Я просунула голову в кабинет, считая, что в служебные помещения могу являться без стука, так как не предполагается, что там можно увидеть то, что мне не подобает.

— Добрый день, господин Гальяно!

Дворецкий подавился каким-то кушаньем и почему-то поспешил спрятать его под стол, так же как и чернильницу, подозрительно похожую на ту, что я недавно видела при починке потолка в кабинете одного из министров. Наблюдая столь явное смятение, не стала дожидаться ответа и сразу перешла к делу:

— Господин Гальяно, скажите, где мы храним сабакские ковры, хочу завтра постелить их в шатрах во время пикника.

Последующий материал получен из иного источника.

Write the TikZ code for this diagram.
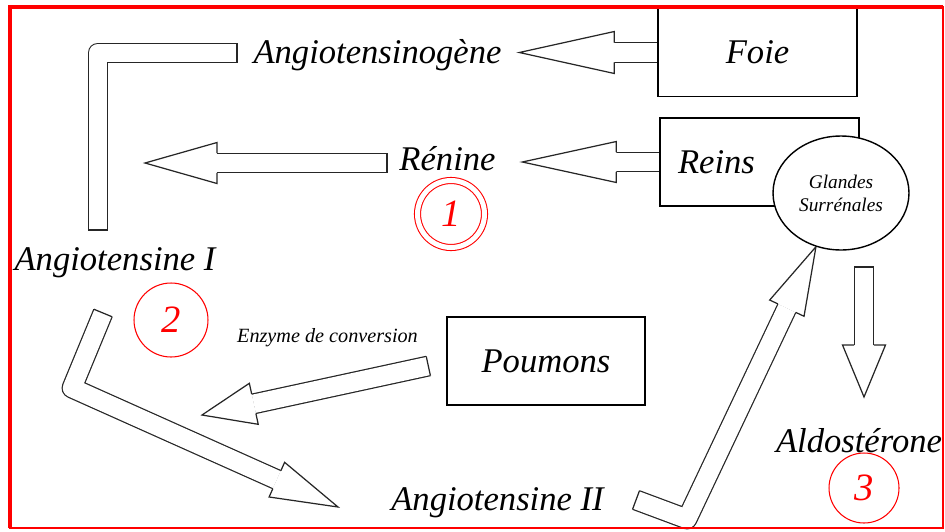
\documentclass[tikz,border=0pt]{standalone}
\usepackage{fontspec}
\setmainfont{Liberation Serif}
\usepackage{tikz}
\usetikzlibrary{calc,positioning,shapes.geometric,backgrounds}
\newcommand{\tubecolor}{black!85}
\newcommand{\thickness}{0.7pt}
\newcommand{\tubewidth}{0.37cm}
\newcommand{\halftube}{0.197cm}
\newcommand{\tubecap}[2]{\draw[tubeline] ($(#1)!\halftube!90:(#2)$) -- ($(#1)!\halftube!-90:(#2)$);}
\newcommand{\tubehead}[3]{\filldraw[tubeline, fill=white] ($(#1)!\halftube!90:(#2)$) -- ($(#1)!#3!90:(#2)$) -- (#2) -- ($(#1)!#3!-90:(#2)$) -- ($(#1)!\halftube!-90:(#2)$);}

\begin{document}
\begin{tikzpicture}[x=0.02cm, y=-0.02cm,
  molecule/.style={font=\fontsize{19.7}{23}\selectfont\itshape, inner sep=0pt, anchor=base},
  note/.style={font=\fontsize{11.5}{13}\selectfont\itshape, inner sep=0pt, anchor=base},
  organ/.style={draw, line width=0.8pt, minimum width=3.98cm, minimum height=1.76cm, inner sep=0pt, font=\fontsize{19.7}{23}\selectfont\itshape},
  stage/.style={circle, draw=red, line width=0.6pt, text=red, inner sep=0pt, font=\fontsize{22}{24}\selectfont\itshape},
  tube/.style={draw=\tubecolor, line width=\thickness, double=white, double distance=\tubewidth, line join=round},
  tubeline/.style={draw=\tubecolor, line width=\thickness, line join=miter},
  frame/.style={draw=red}]
\useasboundingbox (0,0) rectangle (945,531);
% organes
\node[organ] (foie) at (757.5,52.5) {Foie};
\node[organ, text width=3.26cm, align=left, inner xsep=0.36cm] (reins) at (759.5,162) {Reins};
\node[organ, minimum width=3.96cm] (poumons) at (546,361) {Poumons};
\node[ellipse, draw, line width=0.8pt, fill=white, minimum width=2.72cm, minimum height=2.28cm, inner sep=0pt, align=center, font=\fontsize{11}{13}\selectfont\itshape] (glandes) at (841,193) {Glandes\\Surrénales};
% molecules
\node[molecule] (agn) at (377.5,63) {Angiotensinogène};
\node[molecule] (renine) at (447.5,170) {Rénine};
\node[molecule] (ang1) at (115,270) {Angiotensine I};
\node[molecule] (ang2) at (497.5,510) {Angiotensine II};
\node[molecule] (aldo) at (859,452) {Aldostérone};
\node[note] (eca) at (327.5,342) {Enzyme de conversion};
% etapes
\node[stage, double, double distance=0.1cm, minimum size=1.34cm] (s1) at (451,214) {1};
\node[stage, minimum size=1.48cm] (s2) at (171,320) {2};
\node[stage, minimum size=1.4cm] (s3) at (864,488) {3};
%fleches
\begin{scope}[on background layer]
%foie
\coordinate (agnTip) at ($(foie.west)+(-138,0)$);
\coordinate (agnBase) at ($(agnTip)!1.9cm!(foie.west)$);
\draw[tube] (foie.west) -- (agnBase);
\tubehead{agnBase}{agnTip}{0.42cm}
%reins
\coordinate (renTip) at ($(reins.west)+(-137,0)$);
\coordinate (renBase) at ($(renTip)!1.88cm!(reins.west)$);
\draw[tube] (reins.west) -- (renBase);
\tubehead{renBase}{renTip}{0.41cm}
%renine
\coordinate (reTail) at (387,163);
\coordinate (reTip) at (145,163);
\coordinate (reBase) at ($(reTip)!1.44cm!(reTail)$);
\draw[tube] (reTail) -- (reBase);
\tubecap{reTail}{reTip}
\tubehead{reBase}{reTip}{0.41cm}
%angiotensinogene
\coordinate (lTop) at (237,53);
\coordinate (lCorner) at (98,53);
\coordinate (lEnd) at (98,230);
\draw[tube] (lTop) -- (lCorner) -- (lEnd);
\tubecap{lTop}{lCorner}
\tubecap{lEnd}{lCorner}
%angiotensine I
\coordinate (aStart) at (103,313);
\coordinate (aCorner) at (72,388);
\coordinate (aTip) at (338,507);
\coordinate (aBase) at ($(aTip)!1.34cm!(aCorner)$);
\draw[tube] (aStart) -- (aCorner) -- (aBase);
\tubecap{aStart}{aCorner}
\tubehead{aBase}{aTip}{0.38cm}
%poumons
\coordinate (eTail) at ($(poumons.west)+(-18,5)$);
\coordinate (eTip) at (202,415);
\coordinate (eBase) at ($(eTip)!1.06cm!(eTail)$);
\draw[tube] (eTail) -- (eBase);
\tubecap{eTail}{eTip}
\tubehead{eBase}{eTip}{0.42cm}
%angiotensine II
\coordinate (bStart) at (636,500);
\coordinate (bCorner) at (687,519);
\coordinate (bBase) at ($(glandes.-115)!1.36cm!(bCorner)$);
\draw[tube] (bStart) -- (bCorner) -- (bBase);
\tubecap{bStart}{bCorner}
\tubehead{bBase}{glandes.-115}{0.38cm}
%glandes
\coordinate (gTail) at (864,267);
\coordinate (gTip) at (864,397);
\coordinate (gBase) at ($(gTip)!1.04cm!(gTail)$);
\draw[tube] (gTail) -- (gBase);
\tubecap{gTail}{gTip}
\tubehead{gBase}{gTip}{0.43cm}
\end{scope}
% cadre
\draw[frame, line width=0.8pt] (10,7) rectangle (943,528);
\draw[frame, line width=2.2pt] (10,528) -- (10,7) -- (943,7);
\end{tikzpicture}
\end{document}
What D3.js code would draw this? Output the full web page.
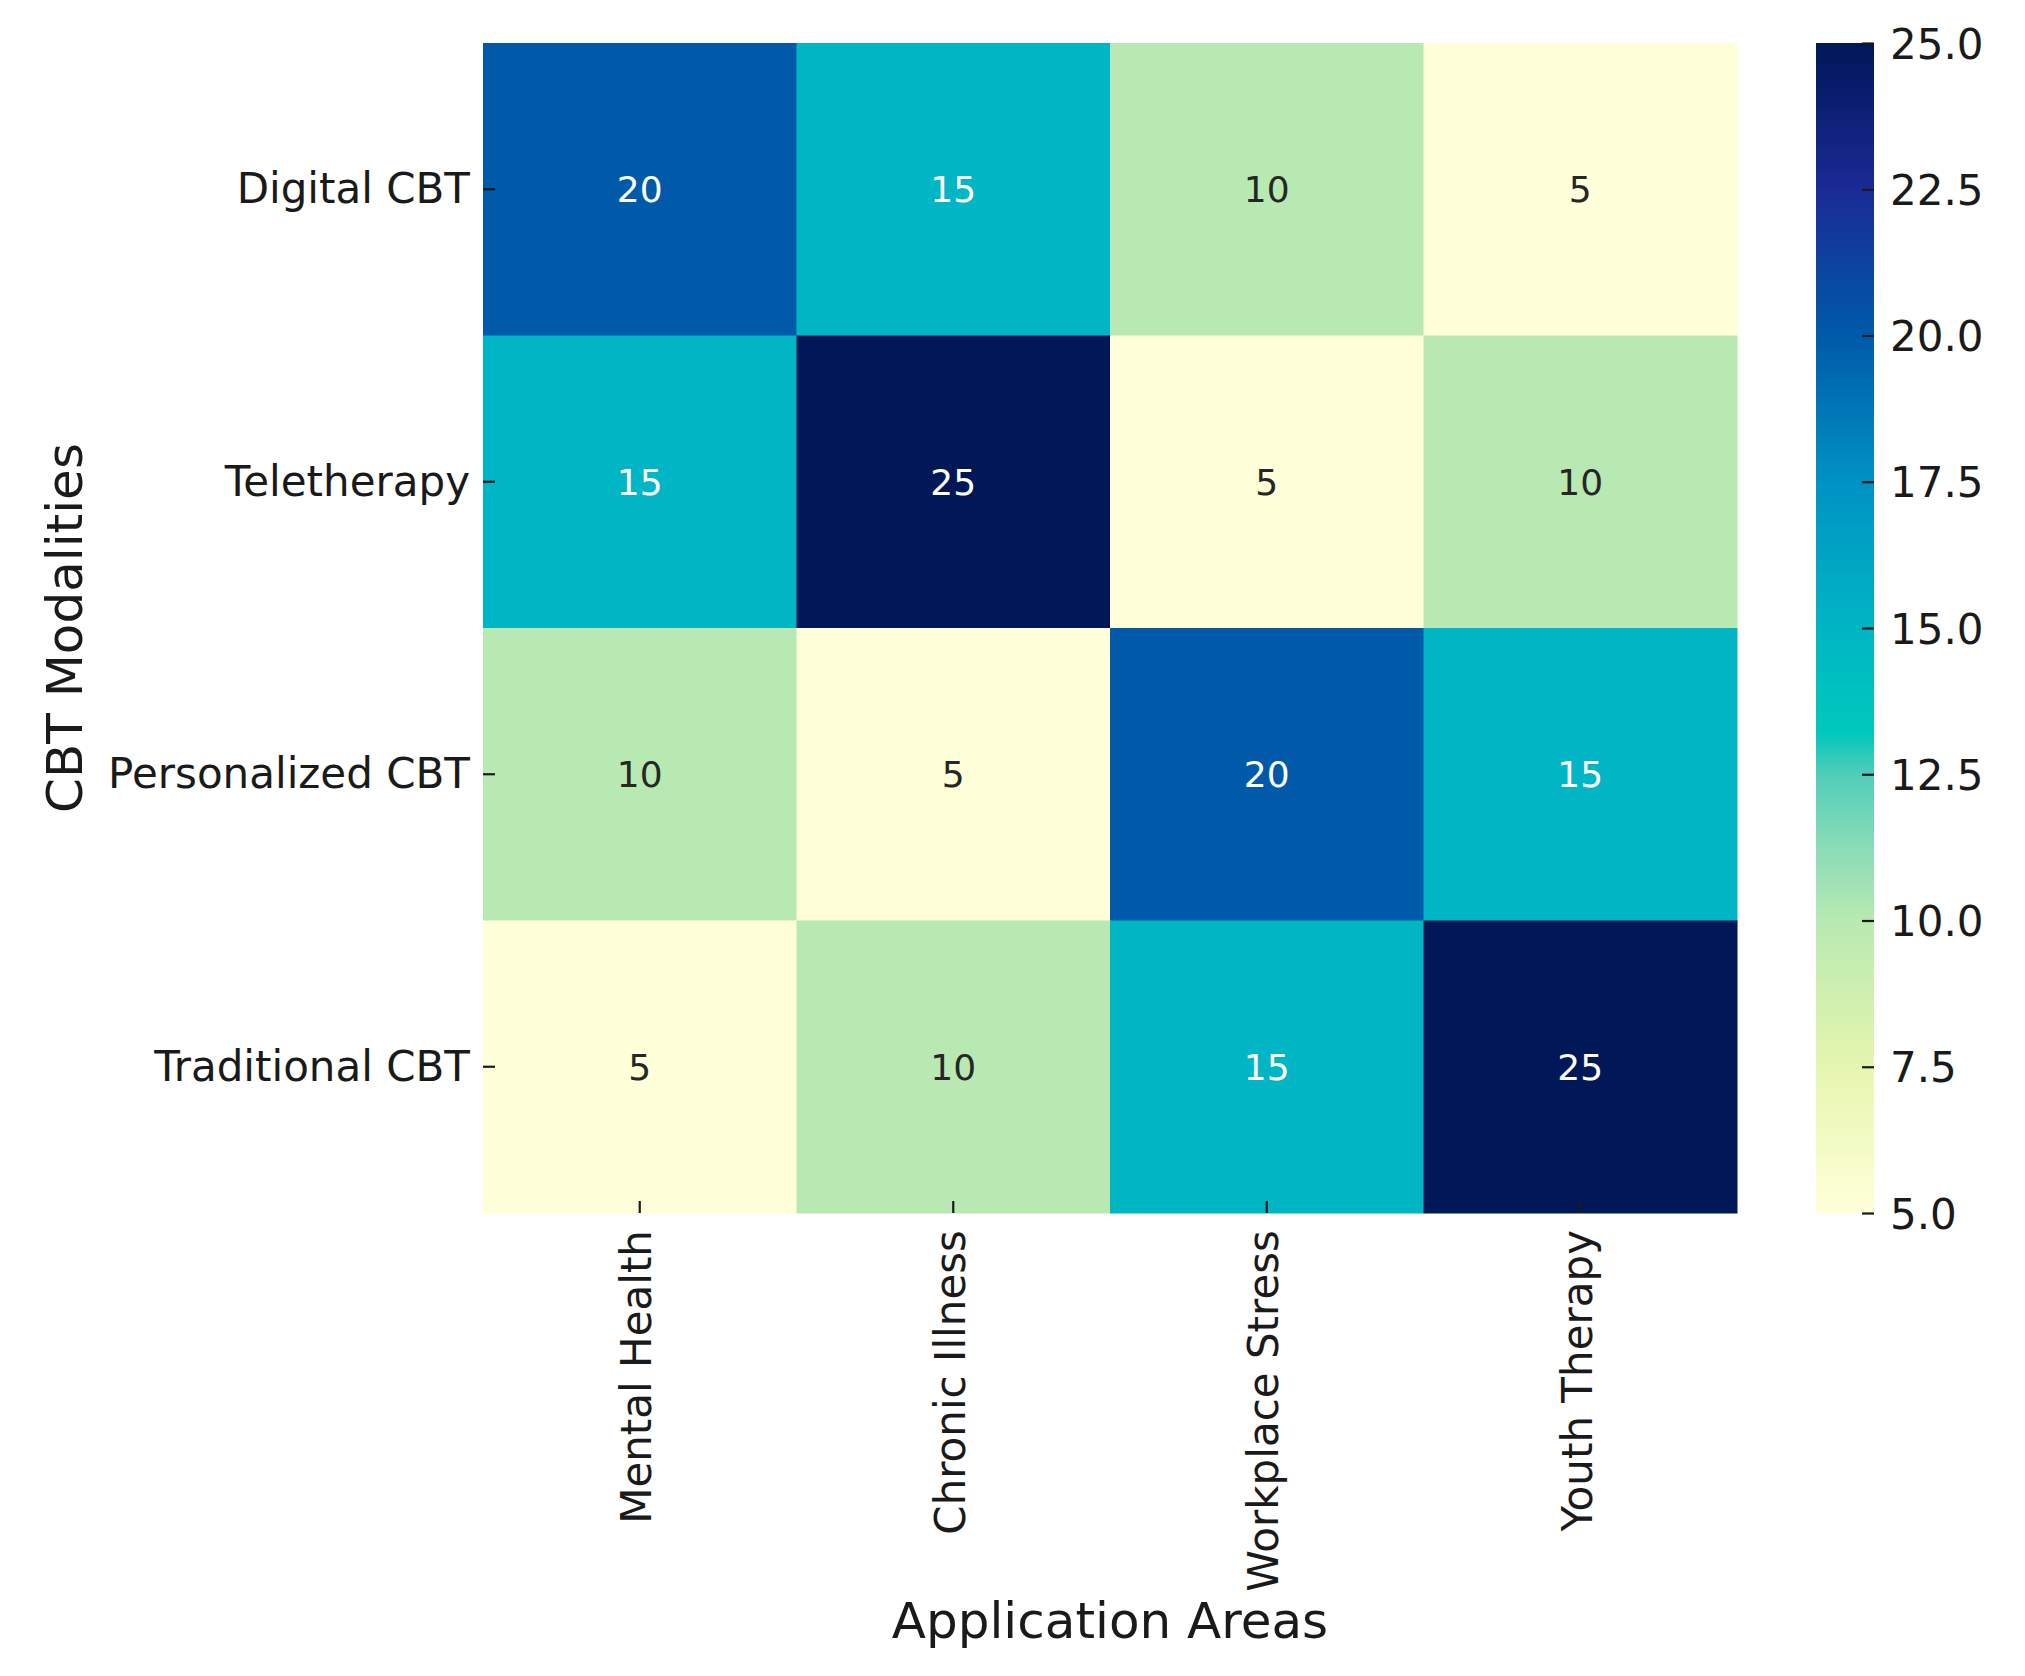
<!DOCTYPE html>
<html>
<head>
<meta charset="utf-8">
<script src="https://cdn.jsdelivr.net/npm/d3@7"></script>
<style>
  body { margin: 0; background: white; }
  svg text { font-family: "DejaVu Sans", sans-serif; }
</style>
</head>
<body>
<div id="chart"></div>
<script>
const modalities = ["Digital CBT", "Teletherapy", "Personalized CBT", "Traditional CBT"]
const areas = ["Mental Health", "Chronic Illness", "Workplace Stress", "Youth Therapy"]
const values = [
  [20, 15, 10, 5],
  [15, 25, 5, 10],
  [10, 5, 20, 15],
  [5, 10, 15, 25],
]
const colorTicks = [5, 7.5, 10, 12.5, 15, 17.5, 20, 22.5, 25]

// YlGnBu as it looks in the picture (a bit more saturated than the stock one)
const stopValues = [5, 7.5, 10, 11.25, 12.5, 13.2, 15, 17.5, 20, 22.5, 25]
const stopColors = ["#ffffd9", "#e6f6af", "#b8e9b2", "#8adbb8", "#50cdb9", "#00c8bc",
  "#00b5c4", "#0092c4", "#005aa9", "#1a2a95", "#001758"]

const width = 2025
const height = 1676
const plot = {left: 483, right: 1737, top: 43, bottom: 1213}
const bar = {left: 1816, right: 1874}
const ink = "#1a1a1a"

const color = d3.scaleLinear()
  .domain(stopValues)
  .range(stopColors)
  .interpolate(d3.interpolateRgb)
  .clamp(true)

const x = d3.scaleBand().domain(areas).range([plot.left, plot.right])
const y = d3.scaleBand().domain(modalities).range([plot.top, plot.bottom])
const cbar = d3.scaleLinear().domain([5, 25]).range([plot.bottom, plot.top])

const cells = modalities.flatMap((m, i) => areas.map((a, j) => ({m, a, v: values[i][j]})))

const svg = d3.select("#chart").append("svg")
  .attr("width", width)
  .attr("height", height)

svg.append("g")
  .selectAll("rect")
  .data(cells)
  .join("rect")
    .attr("x", d => x(d.a))
    .attr("y", d => y(d.m))
    .attr("width", x.bandwidth() + 0.5)
    .attr("height", y.bandwidth() + 0.5)
    .attr("fill", d => color(d.v))

svg.append("g")
  .selectAll("text")
  .data(cells)
  .join("text")
    .attr("x", d => x(d.a) + x.bandwidth() / 2)
    .attr("y", d => y(d.m) + y.bandwidth() / 2)
    .attr("dy", "0.36em")
    .attr("text-anchor", "middle")
    .attr("font-size", 36)
    .attr("fill", d => d.v >= 15 ? "white" : "#262626")
    .text(d => d.v)

function styleAxis(g) {
  g.select(".domain").remove()
  g.selectAll(".tick line").attr("stroke", ink).attr("stroke-width", 2.2)
  g.selectAll(".tick text").attr("fill", ink).attr("font-size", 42)
    .attr("font-family", "DejaVu Sans")
}

// ticks point inward, as in the picture
svg.append("g")
  .attr("transform", `translate(${plot.left},0)`)
  .call(d3.axisLeft(y).tickSize(-12).tickPadding(13))
  .call(styleAxis)
  .call(g => g.selectAll(".tick text").attr("dy", "0.33em"))

svg.append("g")
  .attr("transform", `translate(0,${plot.bottom})`)
  .call(d3.axisBottom(x).tickSize(-12))
  .call(styleAxis)
  .call(g => g.selectAll(".tick text")
    .attr("transform", "rotate(-90)")
    .attr("text-anchor", "end")
    .attr("x", -17)
    .attr("y", 0)
    .attr("dy", "0.27em"))

// colour bar
const grad = svg.append("defs").append("linearGradient")
  .attr("id", "cbar-grad")
  .attr("x1", 0).attr("y1", 1)
  .attr("x2", 0).attr("y2", 0)
grad.selectAll("stop")
  .data(d3.range(0, 101))
  .join("stop")
    .attr("offset", d => d + "%")
    .attr("stop-color", d => color(5 + 20 * d / 100))

svg.append("rect")
  .attr("x", bar.left)
  .attr("y", plot.top)
  .attr("width", bar.right - bar.left)
  .attr("height", plot.bottom - plot.top)
  .attr("fill", "url(#cbar-grad)")

svg.append("g")
  .attr("transform", `translate(${bar.right},0)`)
  .call(d3.axisRight(cbar).tickValues(colorTicks).tickFormat(d3.format(".1f"))
    .tickSize(-12).tickPadding(16))
  .call(styleAxis)
  .call(g => g.selectAll(".tick text").attr("dy", "0.36em"))

svg.append("text")
  .attr("x", (plot.left + plot.right) / 2)
  .attr("y", 1638)
  .attr("text-anchor", "middle")
  .attr("font-size", 50)
  .attr("fill", ink)
  .text("Application Areas")

svg.append("text")
  .attr("transform", `translate(82,${(plot.top + plot.bottom) / 2}) rotate(-90)`)
  .attr("text-anchor", "middle")
  .attr("font-size", 50)
  .attr("fill", ink)
  .text("CBT Modalities")
</script>
</body>
</html>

Дело в том, что сабакские ковры были отдельной историей. Лет с десяток назад они пользовались большой популярностью в Греладе, и каждый уважающий себя дом должен был иметь хотя бы один, дабы постелить его в гостиной и потом показывать восторгавшимся гостям. Надо ли говорить, что во дворец завезли их несметное количество и готовы были выстелить ими все горизонтальные поверхности, если бы только был достаточный штат прислуги, чтобы ковры эти чистить. Мода прошла довольно быстро: один знаменитый в ту пору врач в своем трактате заявил, что сабакские ковры вредны для здоровья, а также являются рассадниками клещей. Клещей до той поры никто не замечал, но «фи!» — конечно же даже сама возможность их существования не подобала и захудалому младшему лорду. Поэтому ковры во дворце быстренько скатали и отправили в чулан, к удовольствию всей моли в округе. И предстоящий нам сейчас пикник оставался, пожалуй, для этих шедевров ткачества последним звездным шансом, после которого они наверняка снова будут забыты, почив и рассыпавшись прахом спустя годы все в том же безвестном чулане. Собственно, и я-то о них знала только потому, что с год назад мне по просьбе отца пришлось руководить их профилактической выбивкой.